- Task requirements
From the entries below, copy out every line with "this" in it.

- Records for the exercise
————————

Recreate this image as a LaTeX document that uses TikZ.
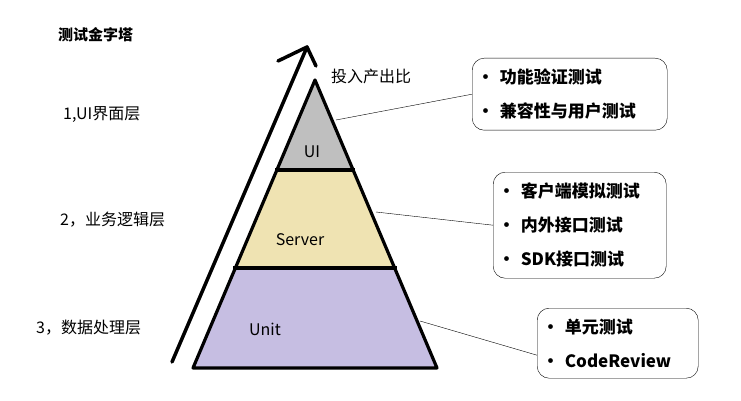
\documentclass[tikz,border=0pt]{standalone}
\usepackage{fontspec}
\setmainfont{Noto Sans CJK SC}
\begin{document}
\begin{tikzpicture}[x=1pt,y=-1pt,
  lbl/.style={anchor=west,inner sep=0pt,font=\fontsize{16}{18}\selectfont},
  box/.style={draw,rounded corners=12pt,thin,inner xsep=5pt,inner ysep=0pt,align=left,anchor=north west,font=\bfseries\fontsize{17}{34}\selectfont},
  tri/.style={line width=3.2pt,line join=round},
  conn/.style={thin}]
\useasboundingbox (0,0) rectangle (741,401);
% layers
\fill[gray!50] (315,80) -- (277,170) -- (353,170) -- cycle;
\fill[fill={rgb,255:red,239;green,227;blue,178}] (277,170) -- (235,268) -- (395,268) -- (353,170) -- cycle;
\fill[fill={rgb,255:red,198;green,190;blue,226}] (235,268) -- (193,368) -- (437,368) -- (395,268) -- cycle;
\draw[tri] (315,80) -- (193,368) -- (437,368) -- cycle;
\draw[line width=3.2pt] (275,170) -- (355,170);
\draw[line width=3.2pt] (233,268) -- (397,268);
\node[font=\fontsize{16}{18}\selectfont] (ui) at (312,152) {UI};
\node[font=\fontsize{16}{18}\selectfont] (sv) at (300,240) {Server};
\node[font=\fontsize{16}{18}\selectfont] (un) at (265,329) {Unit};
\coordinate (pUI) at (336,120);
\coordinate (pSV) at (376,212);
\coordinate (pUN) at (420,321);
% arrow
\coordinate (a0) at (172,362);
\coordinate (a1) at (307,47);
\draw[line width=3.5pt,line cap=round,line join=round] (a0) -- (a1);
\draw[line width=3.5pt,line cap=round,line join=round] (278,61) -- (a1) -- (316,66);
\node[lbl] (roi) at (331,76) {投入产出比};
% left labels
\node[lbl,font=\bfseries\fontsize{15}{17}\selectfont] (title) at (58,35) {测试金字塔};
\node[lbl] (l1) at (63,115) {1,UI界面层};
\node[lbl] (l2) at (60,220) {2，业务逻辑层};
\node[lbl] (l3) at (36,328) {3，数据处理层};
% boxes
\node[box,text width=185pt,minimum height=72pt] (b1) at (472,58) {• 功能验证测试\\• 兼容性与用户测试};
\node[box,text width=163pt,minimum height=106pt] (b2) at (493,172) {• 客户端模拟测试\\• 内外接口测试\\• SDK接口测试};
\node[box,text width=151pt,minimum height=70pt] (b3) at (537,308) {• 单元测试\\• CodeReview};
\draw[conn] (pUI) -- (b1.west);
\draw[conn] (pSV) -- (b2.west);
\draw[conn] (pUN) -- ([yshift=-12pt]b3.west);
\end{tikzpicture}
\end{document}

————————

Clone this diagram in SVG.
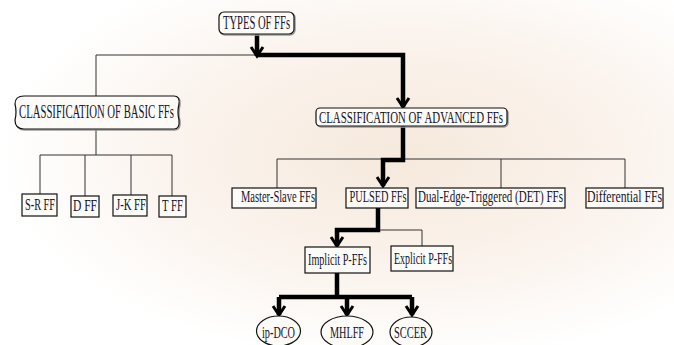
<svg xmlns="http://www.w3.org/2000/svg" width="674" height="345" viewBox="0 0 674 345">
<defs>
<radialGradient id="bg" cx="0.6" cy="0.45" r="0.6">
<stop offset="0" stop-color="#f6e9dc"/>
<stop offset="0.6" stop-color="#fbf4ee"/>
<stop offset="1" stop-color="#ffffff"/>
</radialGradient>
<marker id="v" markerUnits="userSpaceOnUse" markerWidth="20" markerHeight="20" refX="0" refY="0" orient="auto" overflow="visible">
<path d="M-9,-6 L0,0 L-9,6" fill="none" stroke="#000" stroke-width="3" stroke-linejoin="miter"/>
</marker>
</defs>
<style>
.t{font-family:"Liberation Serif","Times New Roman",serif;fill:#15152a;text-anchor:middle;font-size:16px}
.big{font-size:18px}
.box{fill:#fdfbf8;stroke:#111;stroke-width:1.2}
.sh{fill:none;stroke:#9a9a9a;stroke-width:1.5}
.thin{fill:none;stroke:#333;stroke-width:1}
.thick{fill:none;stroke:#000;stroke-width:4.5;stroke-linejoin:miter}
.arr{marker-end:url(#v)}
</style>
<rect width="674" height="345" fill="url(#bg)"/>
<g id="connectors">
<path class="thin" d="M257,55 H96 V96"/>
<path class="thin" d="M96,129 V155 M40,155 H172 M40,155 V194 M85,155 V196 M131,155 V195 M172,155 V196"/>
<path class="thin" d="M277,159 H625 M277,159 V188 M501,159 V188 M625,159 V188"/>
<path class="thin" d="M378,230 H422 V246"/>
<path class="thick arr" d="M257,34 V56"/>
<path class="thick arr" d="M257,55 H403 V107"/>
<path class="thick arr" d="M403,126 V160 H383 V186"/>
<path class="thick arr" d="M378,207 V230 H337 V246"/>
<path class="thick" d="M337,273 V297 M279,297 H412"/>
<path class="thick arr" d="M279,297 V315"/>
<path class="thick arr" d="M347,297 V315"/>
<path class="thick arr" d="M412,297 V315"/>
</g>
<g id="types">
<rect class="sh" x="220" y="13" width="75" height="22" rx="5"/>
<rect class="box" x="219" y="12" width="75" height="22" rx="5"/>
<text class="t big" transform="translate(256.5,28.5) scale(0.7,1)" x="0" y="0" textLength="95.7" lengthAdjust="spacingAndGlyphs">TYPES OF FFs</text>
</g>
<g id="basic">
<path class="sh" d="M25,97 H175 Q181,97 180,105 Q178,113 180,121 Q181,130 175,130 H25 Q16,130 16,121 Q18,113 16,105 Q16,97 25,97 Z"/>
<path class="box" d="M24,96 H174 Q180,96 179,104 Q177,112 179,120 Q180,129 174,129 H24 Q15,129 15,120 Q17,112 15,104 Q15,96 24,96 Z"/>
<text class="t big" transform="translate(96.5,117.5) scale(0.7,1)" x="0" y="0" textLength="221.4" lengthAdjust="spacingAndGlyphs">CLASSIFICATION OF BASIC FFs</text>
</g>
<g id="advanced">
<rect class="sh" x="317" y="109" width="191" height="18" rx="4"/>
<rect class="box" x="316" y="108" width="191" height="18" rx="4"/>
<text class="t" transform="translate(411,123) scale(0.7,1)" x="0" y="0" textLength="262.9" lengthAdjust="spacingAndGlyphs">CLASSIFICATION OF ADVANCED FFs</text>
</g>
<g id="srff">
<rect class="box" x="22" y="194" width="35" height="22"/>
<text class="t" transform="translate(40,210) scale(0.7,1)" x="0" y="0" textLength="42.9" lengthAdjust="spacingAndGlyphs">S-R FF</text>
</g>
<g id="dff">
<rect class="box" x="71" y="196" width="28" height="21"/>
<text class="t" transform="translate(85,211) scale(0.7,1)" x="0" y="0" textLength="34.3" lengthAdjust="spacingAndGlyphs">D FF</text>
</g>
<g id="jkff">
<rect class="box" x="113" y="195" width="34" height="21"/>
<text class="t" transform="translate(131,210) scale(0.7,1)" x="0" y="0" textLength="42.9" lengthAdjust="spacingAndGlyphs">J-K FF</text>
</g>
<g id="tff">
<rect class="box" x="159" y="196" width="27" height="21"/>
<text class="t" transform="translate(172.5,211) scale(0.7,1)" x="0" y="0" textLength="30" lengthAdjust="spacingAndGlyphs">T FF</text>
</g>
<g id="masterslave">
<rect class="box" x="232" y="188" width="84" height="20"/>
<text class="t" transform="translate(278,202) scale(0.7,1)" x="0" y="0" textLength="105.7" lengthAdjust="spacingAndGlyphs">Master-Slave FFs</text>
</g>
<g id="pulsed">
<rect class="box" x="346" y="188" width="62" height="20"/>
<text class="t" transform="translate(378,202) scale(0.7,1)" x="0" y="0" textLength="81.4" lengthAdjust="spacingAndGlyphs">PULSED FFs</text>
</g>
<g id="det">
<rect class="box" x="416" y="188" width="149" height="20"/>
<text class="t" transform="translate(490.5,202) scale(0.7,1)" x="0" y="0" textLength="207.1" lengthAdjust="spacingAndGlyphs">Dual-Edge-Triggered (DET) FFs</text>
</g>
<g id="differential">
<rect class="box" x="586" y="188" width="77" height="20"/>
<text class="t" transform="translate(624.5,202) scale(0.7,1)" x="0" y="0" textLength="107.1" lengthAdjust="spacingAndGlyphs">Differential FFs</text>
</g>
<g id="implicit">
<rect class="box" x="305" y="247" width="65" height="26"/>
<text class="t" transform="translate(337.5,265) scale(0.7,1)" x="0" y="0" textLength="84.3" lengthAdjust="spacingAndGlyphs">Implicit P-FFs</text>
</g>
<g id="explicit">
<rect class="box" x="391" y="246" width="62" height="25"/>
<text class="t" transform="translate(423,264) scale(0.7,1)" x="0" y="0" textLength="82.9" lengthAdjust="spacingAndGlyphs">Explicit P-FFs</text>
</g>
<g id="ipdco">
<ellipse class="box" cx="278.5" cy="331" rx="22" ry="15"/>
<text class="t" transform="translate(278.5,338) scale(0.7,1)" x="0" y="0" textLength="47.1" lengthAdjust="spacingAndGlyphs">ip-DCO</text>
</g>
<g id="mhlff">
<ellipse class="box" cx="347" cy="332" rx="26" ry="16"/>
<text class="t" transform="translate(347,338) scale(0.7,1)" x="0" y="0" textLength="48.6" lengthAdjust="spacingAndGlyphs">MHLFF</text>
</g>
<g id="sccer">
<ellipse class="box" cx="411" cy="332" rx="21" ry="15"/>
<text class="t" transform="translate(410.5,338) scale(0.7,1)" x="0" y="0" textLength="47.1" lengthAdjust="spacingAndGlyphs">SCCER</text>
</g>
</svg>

————————

- Response to the task
Recreate this image as a LaTeX document that uses TikZ.
Clone this diagram in SVG.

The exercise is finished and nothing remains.